Iman (Missagh Zareh) has just been promoted to an Inspector’s post in Tehran (on the court that actually sentenced Rasoulof just three years ago). It’s a big moment for the family – Inspector is just one step below a judge – and Iman’s wife Najmeh (Sohelia Golestani) is hoping they’ll soon be awarded an apartment big enough for their teen-age daughters to each have their own bedroom.

Instead, Iman is awarded a gun.

Inspectors are involved in very serious cases. So serious that Iman must watch his back, Najmeh must not ask questions, and daughters Sana (Setareh Maleki) and Rezvan (Mahsa Rostami) must choose their friends very carefully and stay off of social media.

Naturally, the girls have trouble adjusting and plead with their father to help when their friend Sadaf (Niousha Akhshi) gets caught up in student protests and is arrested. This is a delicate issue, indeed, but it is when Iman’s gun turns up missing from the home that fear and suspicion completely overtake the household.

The loss of his gun could ultimately send Iman to prison, and the father turns to desperate measures against his own wife and children to root out the culprit.

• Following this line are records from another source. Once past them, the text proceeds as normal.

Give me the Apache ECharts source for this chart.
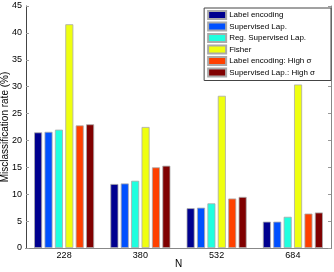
<!DOCTYPE html>
<html><head><meta charset="utf-8">
<script src="https://cdn.jsdelivr.net/npm/echarts@6/dist/echarts.min.js"></script>
<style>html,body{margin:0;padding:0;background:#fff}#c{width:334px;height:272px}</style>
</head><body><div id="c"></div>
<script>
const categories = ['228', '380', '532', '684'];
const seriesNames = ['Label encoding', 'Supervised Lap.', 'Reg. Supervised Lap.', 'Fisher', 'Label encoding: High σ', 'Supervised Lap.: High σ'];
const labelEncoding = [21.5, 11.9, 7.4, 4.9];
const supervisedLap = [21.6, 12.0, 7.5, 4.9];
const regSupervisedLap = [22.0, 12.5, 8.3, 5.8];
const fisher = [41.6, 22.5, 28.3, 30.4];
const labelEncodingHigh = [22.8, 15.0, 9.2, 6.4];
const supervisedLapHigh = [23.0, 15.3, 9.5, 6.6];
const yTicks = [0, 5, 10, 15, 20, 25, 30, 35, 40, 45];

const values = [labelEncoding, supervisedLap, regSupervisedLap, fisher, labelEncodingHigh, supervisedLapHigh];
const colors = ['#00008f', '#0050ff', '#20ffdf', '#efff10', '#ff4000', '#800000'];
const font = 'Liberation Sans, Arial, sans-serif';

const chart = echarts.init(document.getElementById('c'), null, {renderer: 'canvas'});
chart.setOption({
  animation: false,
  grid: {left: 26, right: 3, top: 6, bottom: 24, containLabel: false, outerBoundsMode: 'none'},
  legend: {
    orient: 'vertical', right: 3, top: 8,
    itemWidth: 18, itemHeight: 8, itemGap: 1.5,
    padding: [2, 16, 3, 3],
    borderColor: '#444', borderWidth: 1, backgroundColor: '#fff',
    icon: 'rect',
    textStyle: {fontFamily: font, fontSize: 8, color: '#000', padding: [0, 0, 0, -2], lineHeight: 9},
    data: seriesNames
  },
  xAxis: [{
    type: 'category', data: categories, position: 'bottom',
    name: 'N', nameLocation: 'middle', nameGap: 11.5, nameMoveOverlap: false,
    nameTextStyle: {fontFamily: font, fontSize: 10, color: '#000'},
    axisLine: {lineStyle: {color: '#222', width: 1}},
    axisTick: {inside: true, alignWithLabel: true, length: 3, lineStyle: {color: '#999'}},
    axisLabel: {fontFamily: font, fontSize: 9, color: '#000', margin: 3}
  }, {
    type: 'category', data: categories, position: 'top',
    axisLine: {lineStyle: {color: '#888', width: 1}},
    axisTick: {inside: true, alignWithLabel: true, length: 3, lineStyle: {color: '#999'}},
    axisLabel: {show: false}
  }],
  yAxis: [{
    type: 'value', min: yTicks[0], max: yTicks[yTicks.length - 1], interval: 5, position: 'left',
    name: 'Misclassification rate (%)', nameLocation: 'middle', nameGap: 16, nameMoveOverlap: false,
    nameTextStyle: {fontFamily: font, fontSize: 10, color: '#000'},
    axisLine: {show: true, lineStyle: {color: '#444', width: 1}},
    axisTick: {show: true, inside: true, length: 3, lineStyle: {color: '#999'}},
    axisLabel: {fontFamily: font, fontSize: 9, color: '#000', margin: 4},
    splitLine: {show: false}
  }, {
    type: 'value', min: yTicks[0], max: yTicks[yTicks.length - 1], interval: 5, position: 'right',
    axisLine: {show: true, lineStyle: {color: '#888', width: 1}},
    axisTick: {show: true, inside: true, length: 3, lineStyle: {color: '#999'}},
    axisLabel: {show: false},
    splitLine: {show: false}
  }],
  series: seriesNames.map((n, i) => ({
    name: n, type: 'bar', data: values[i],
    barWidth: 8, barGap: '30%',
    itemStyle: {color: colors[i], borderColor: '#aaa', borderWidth: 0.8}
  }))
});
</script></body></html>
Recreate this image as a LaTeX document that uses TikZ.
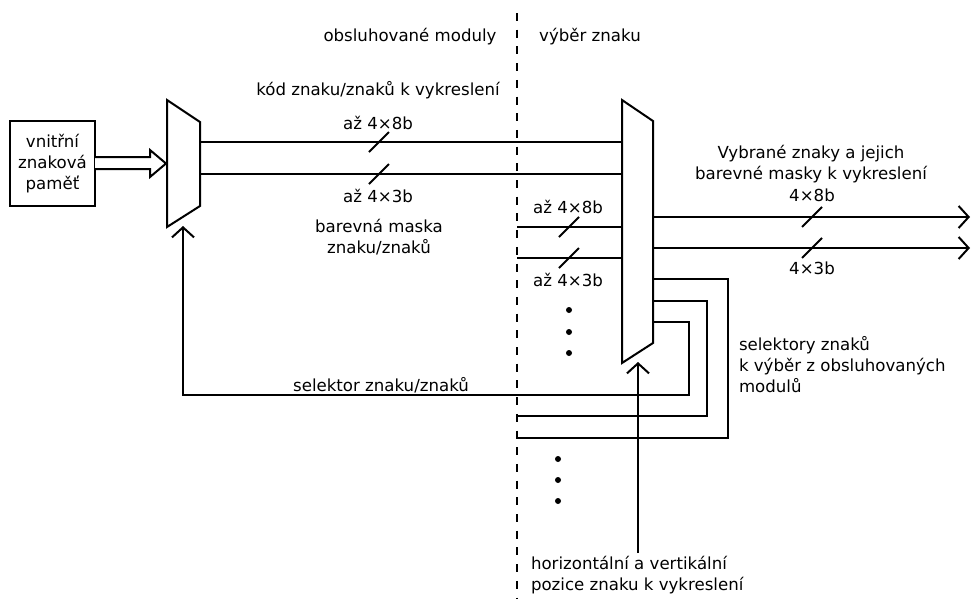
\documentclass[tikz,border=0pt]{standalone}
\usepackage{fontspec}
\setmainfont{DejaVu Sans}
\usetikzlibrary{arrows.meta,calc}
\begin{document}
\begin{tikzpicture}[x=1pt,y=-1pt,line width=2pt,line join=miter,
  every node/.style={inner sep=0pt,outer sep=0pt,font=\fontsize{16.6}{21}\selectfont},
  lbl/.style={align=center},
  lbll/.style={align=left,anchor=west},
  wire/.style={draw},
  arr/.style={-{Straight Barb[length=10pt,width=22pt,line width=2pt]}},
  muxshape/.style={draw,fill=white},
  slash/.style={line width=1.8pt},
  dot/.style={circle,fill=black,minimum size=6pt}]

\useasboundingbox (0,0) rectangle (972,598);

% boundary between the two parts
\draw[line width=2pt,dash pattern=on 8pt off 8.7pt] (517,13) -- (517,598);

% memory block
\node[draw,minimum width=85pt,minimum height=85pt,align=center] (mem) at (52.5,163.5)
  {vnitřní\\znaková\\paměť};

% multiplexers
\coordinate (mA1) at (167,100); \coordinate (mA2) at (200,122);
\coordinate (mA3) at (200,206); \coordinate (mA4) at (167,227);
\draw[muxshape] (mA1) -- (mA2) -- (mA3) -- (mA4) -- cycle;
\coordinate (mB1) at (622,100); \coordinate (mB2) at (653,121);
\coordinate (mB3) at (653,343); \coordinate (mB4) at (622,363);
\draw[muxshape] (mB1) -- (mB2) -- (mB3) -- (mB4) -- cycle;

% wide arrow from memory into the first multiplexer
\coordinate (wa) at (mem.east |- 0,157);
\coordinate (wb) at (mem.east |- 0,169);
\draw[fill=white,line width=2pt]
  (wa) -- (150,157) -- (150,150) -- (166,163.5) -- (150,177) -- (150,169) -- (wb);

% code and colour mask buses
\coordinate (a1) at (200,142); \coordinate (b1) at (622,142);
\coordinate (a2) at (200,174); \coordinate (b2) at (622,174);
\draw (a1) -- (b1);
\draw (a2) -- (b2);
\draw[slash] (369,152) -- (389,132);
\draw[slash] (369,184) -- (389,164);
\node[lbl] (t8a) at (378,123) {až 4×8b};
\node[lbl] (t3a) at (378,196) {až 4×3b};
\node[lbl] (mask) at (379,237.5) {barevná maska\\znaku/znaků};

% buses from further modules
\coordinate (c1) at (517,227); \coordinate (d1) at (622,227);
\coordinate (c2) at (517,258); \coordinate (d2) at (622,258);
\draw (c1) -- (d1);
\draw (c2) -- (d2);
\draw[slash] (559,237) -- (579,217);
\draw[slash] (559,268) -- (579,248);
\node[lbl] (t8b) at (568,207) {až 4×8b};
\node[lbl] (t3b) at (568,280) {až 4×3b};
\node[dot] (d1a) at (569,310) {};
\node[dot] (d1b) at (569,332) {};
\node[dot] (d1c) at (569,353) {};

% outputs
\coordinate (o1) at (653,217); \coordinate (e1) at (970,217);
\coordinate (o2) at (653,248); \coordinate (e2) at (970,248);
\draw[arr] (o1) -- (e1);
\draw[arr] (o2) -- (e2);
\draw[slash] (802,227) -- (822,207);
\draw[slash] (802,258) -- (822,238);
\node[lbl] (t8c) at (812,195) {4×8b};
\node[lbl] (t3c) at (812,268) {4×3b};
\node[lbl] (outl) at (811,164) {Vybrané znaky a jejich\\barevné masky k vykreslení};

% selector loops
\coordinate (s1) at (653,279); \coordinate (f1) at (517,438);
\coordinate (s2) at (653,301); \coordinate (f2) at (517,416);
\coordinate (s3) at (653,322); \coordinate (f3) at (183,226);
\draw (s1) -| (728,438) -- (f1);
\draw (s2) -| (707,416) -- (f2);
\draw[arr] (s3) -| (689,395) -| (f3);
\node[lbl] (sel) at (381,385) {selektor znaku/znaků};
\node[lbll] (sels) at (739,365) {selektory znaků\\k výběr z obsluhovaných\\modulů};

\node[dot] (d2a) at (558,459) {};
\node[dot] (d2b) at (558,480) {};
\node[dot] (d2c) at (558,501) {};

% position input
\coordinate (p0) at (638,553); \coordinate (p1) at (638,362);
\draw[arr] (p0) -- (p1);
\node[lbll] (pos) at (531,575) {horizontální a vertikální\\pozice znaku k vykreslení};

% headings
\node[lbl] (h1) at (410,37) {obsluhované moduly};
\node[lbl] (h2) at (590,37) {výběr znaku};
\node[lbl] (h3) at (378,90) {kód znaku/znaků k vykreslení};
\end{tikzpicture}
\end{document}
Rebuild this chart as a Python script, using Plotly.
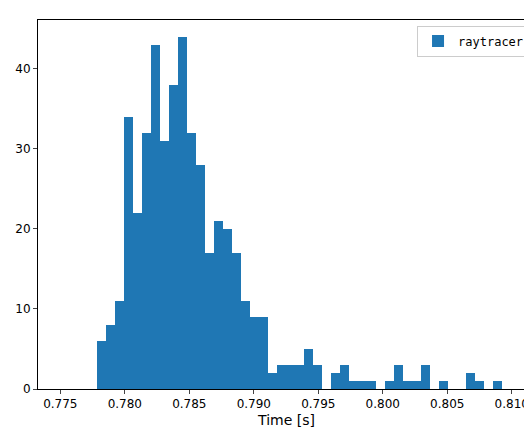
import plotly.graph_objects as go

counts = [6,8,11,34,22,32,43,31,38,44,32,28,17,21,20,17,11,9,9,2,3,3,3,5,3,0,2,3,1,1,1,0,1,3,1,1,3,0,1,0,0,2,1,0,1]
bin_start = 0.77781
bin_width = 0.000698
centers = [bin_start + (i + 0.5) * bin_width for i in range(len(counts))]
xticks = [0.775, 0.780, 0.785, 0.790, 0.795, 0.800, 0.805, 0.810]

fig = go.Figure(go.Bar(x=centers, y=counts, width=bin_width, marker=dict(color="#1f77b4", line=dict(width=0)),
                       name="raytracer", showlegend=True))
ax = dict(showline=True, mirror=True, linecolor="black", linewidth=1, ticks="outside", ticklen=4,
          showgrid=False, zeroline=False, tickfont=dict(size=12, color="black"))
fig.update_layout(
    width=532, height=428, plot_bgcolor="white", paper_bgcolor="white",
    margin=dict(l=30, r=5, t=12, b=47), bargap=0,
    font=dict(family="DejaVu Sans", size=12, color="black"),
    xaxis=dict(ax, range=[0.77327, 0.8118], tickvals=xticks, tickformat=".3f",
               title=dict(text="Time [s]", standoff=4)),
    yaxis=dict(ax, range=[0, 46.1], tickvals=[0,10,20,30,40]),
    legend=dict(x=0.99, y=0.985, xanchor="right", yanchor="top", bordercolor="#cccccc", borderwidth=1,
                font=dict(family="DejaVu Sans Mono", size=12)),
)
fig.write_html("out.html")
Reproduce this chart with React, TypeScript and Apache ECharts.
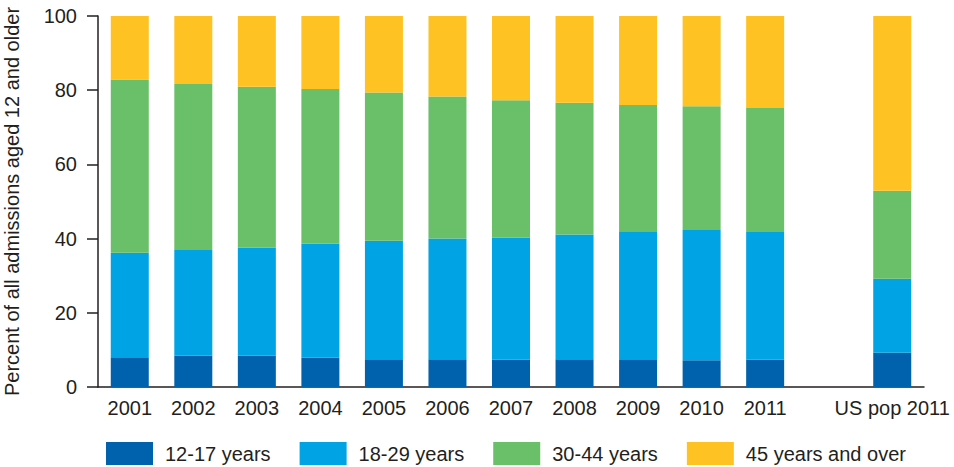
import * as echarts from 'echarts';
import { useEffect, useRef } from 'react';

const categories = ['2001', '2002', '2003', '2004', '2005', '2006', '2007', '2008', '2009', '2010', '2011', '', 'US pop 2011'];
const seriesNames = ['12-17 years', '18-29 years', '30-44 years', '45 years and over'];

// share of each age group, percent (the empty slot is a spacer before the population bar)
const age12to17 = [8.0, 8.4, 8.4, 7.9, 7.5, 7.5, 7.4, 7.5, 7.5, 7.2, 7.4, null, 9.2];
const age18to29 = [28.2, 28.5, 29.2, 30.8, 31.9, 32.5, 32.9, 33.6, 34.5, 35.1, 34.4, null, 20.0];
const age30to44 = [46.7, 44.8, 43.3, 41.6, 40.0, 38.3, 37.0, 35.5, 34.0, 33.4, 33.4, null, 23.7];
const age45plus = [17.1, 18.3, 19.1, 19.7, 20.6, 21.7, 22.7, 23.4, 24.0, 24.3, 24.8, null, 47.1];

const yTicks = [0, 20, 40, 60, 80, 100];

const colors = ['#0062AC', '#00A3E3', '#6ABF69', '#FFC222'];
const font = 'Liberation Sans, Arial, Helvetica, sans-serif';
const ink = '#231F20';

export default function App() {
  const container = useRef<HTMLDivElement>(null);

  useEffect(() => {
    document.body.style.margin = '0';
    const element = container.current;
    if (!element) return undefined;
    const chart = echarts.init(element, undefined, { renderer: 'svg' });
    const values = [age12to17, age18to29, age30to44, age45plus];

    chart.setOption({
      animation: false,
      grid: { left: 98, right: 30, top: 16, bottom: 80, containLabel: false, outerBoundsMode: 'none' },
      legend: {
        left: 101,
        top: 437,
        itemWidth: 47,
        itemHeight: 23,
        itemGap: 29,
        icon: 'rect',
        textStyle: { fontFamily: font, fontSize: 20, color: ink, padding: [0, 0, 0, 7] },
        data: seriesNames,
      },
      xAxis: {
        type: 'category',
        data: categories,
        axisLine: { lineStyle: { color: ink, width: 1.5 } },
        axisTick: { show: false },
        axisLabel: { fontFamily: font, fontSize: 20, color: ink, margin: 11, interval: 0 },
      },
      yAxis: {
        type: 'value',
        min: yTicks[0],
        max: yTicks[yTicks.length - 1],
        interval: 20,
        name: 'Percent of all admissions aged 12 and older',
        nameLocation: 'middle',
        nameGap: 76,
        nameTextStyle: { fontFamily: font, fontSize: 20, color: ink },
        axisLine: { show: true, lineStyle: { color: ink, width: 1.5 } },
        axisTick: { show: true, length: 11, lineStyle: { color: ink, width: 1.5 } },
        axisLabel: { fontFamily: font, fontSize: 20, color: ink, margin: 21 },
        splitLine: { show: false },
      },
      series: seriesNames.map((name, i) => ({
        name,
        type: 'bar',
        stack: 'total',
        barWidth: 38,
        itemStyle: { color: colors[i] },
        data: values[i],
      })),
    });

    return () => chart.dispose();
  }, []);

  return <div ref={container} style={{ width: 954, height: 467 }} />;
}
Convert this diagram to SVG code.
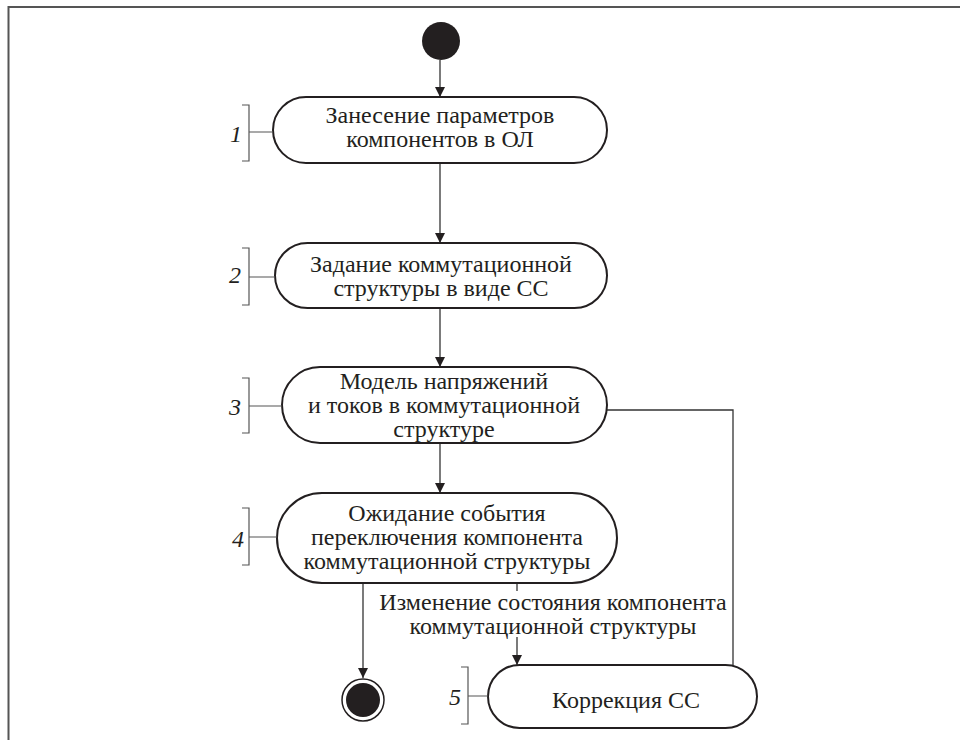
<svg xmlns="http://www.w3.org/2000/svg" width="960" height="740" viewBox="0 0 960 740">
<defs>
<marker id="arr" viewBox="0 0 10 10" refX="10" refY="5" markerWidth="10" markerHeight="10" markerUnits="userSpaceOnUse" orient="auto">
<path d="M0,0 L10,5 L0,10 z" fill="#231f20"/>
</marker>
<style>
.node{fill:#fff;stroke:#231f20;stroke-width:2}
.t{font-family:"Liberation Serif","Times New Roman",serif;font-size:24px;fill:#231f20;text-anchor:middle}
.num{font-family:"Liberation Serif","Times New Roman",serif;font-size:24px;font-style:italic;fill:#231f20;text-anchor:middle}
.br{fill:none;stroke:#555;stroke-width:1.2}
.c{fill:none;stroke:#333;stroke-width:1.3}
</style>
</defs>
<rect width="960" height="740" fill="#fff"/>
<path d="M8.5,740 V7 H960" fill="none" stroke="#555" stroke-width="2"/>

<g id="connectors">
<line class="c" x1="440" y1="60" x2="440" y2="97" marker-end="url(#arr)"/>
<line class="c" x1="440" y1="163" x2="440" y2="243" marker-end="url(#arr)"/>
<line class="c" x1="440" y1="308" x2="440" y2="367" marker-end="url(#arr)"/>
<line class="c" x1="440" y1="443" x2="440" y2="493" marker-end="url(#arr)"/>
<line class="c" x1="363" y1="583" x2="363" y2="678" marker-end="url(#arr)"/>
<line class="c" x1="517" y1="583" x2="517" y2="591"/>
<line class="c" x1="517" y1="637" x2="517" y2="665" marker-end="url(#arr)"/>
<polyline class="c" points="733,665 733,410 607,410"/>
<text class="t" x="553" y="610">Изменение состояния компонента</text>
<text class="t" x="553" y="634">коммутационной структуры</text>
</g>

<g id="start">
<circle cx="441" cy="41" r="19" fill="#231f20"/>
</g>

<g id="n1">
<rect class="node" x="273" y="97" width="334" height="66" rx="33"/>
<text class="t" x="440" y="123">Занесение параметров</text>
<text class="t" x="440" y="147">компонентов в ОЛ</text>
<path class="br" d="M242,105 H249 V161 H242 M249,132 H273"/>
<text class="num" x="236" y="142">1</text>
</g>

<g id="n2">
<rect class="node" x="275" y="243" width="332" height="65" rx="32.5"/>
<text class="t" x="441" y="272">Задание коммутационной</text>
<text class="t" x="441" y="296">структуры в виде СС</text>
<path class="br" d="M242,248 H249 V305 H242 M249,277 H275"/>
<text class="num" x="235" y="283">2</text>
</g>

<g id="n3">
<rect class="node" x="282" y="367" width="325" height="76" rx="38"/>
<text class="t" x="444" y="389">Модель напряжений</text>
<text class="t" x="444" y="413">и токов в коммутационной</text>
<text class="t" x="444" y="437">структуре</text>
<path class="br" d="M242,378 H249 V433 H242 M249,406 H282"/>
<text class="num" x="235" y="415">3</text>
</g>

<g id="n4">
<rect class="node" x="277" y="493" width="340" height="90" rx="45"/>
<text class="t" x="447" y="521">Ожидание события</text>
<text class="t" x="447" y="545">переключения компонента</text>
<text class="t" x="447" y="569">коммутационной структуры</text>
<path class="br" d="M242,508 H249 V565 H242 M249,537 H277"/>
<text class="num" x="238" y="547">4</text>
</g>

<g id="n5">
<rect class="node" x="488" y="665" width="269" height="63" rx="31.5"/>
<text class="t" x="626" y="708">Коррекция СС</text>
<path class="br" d="M461,667 H468 V724 H461 M468,696 H488"/>
<text class="num" x="455" y="705">5</text>
</g>

<g id="end">
<circle cx="363" cy="700" r="21" fill="#fff" stroke="#231f20" stroke-width="1.5"/>
<circle cx="363" cy="700" r="17" fill="#231f20"/>
</g>
</svg>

Often filming in secret, Rasoulof assembles the escalation of events so carefully, and the performances are so achingly real, that nearly every frame of the film’s two hour and forty-five minutes seems necessary. The young daughters ask the defiant questions their parents abandoned long ago, supported with subtlety by an Iranian filmmaker daring to show women without head coverings (even in their homes).

Rasoulof has now fled Iran, while Zareh and Golestani have both been banned from travel. The Seed of the Sacred Fig stands as a testament to their courage, and as a sobering act of revolution.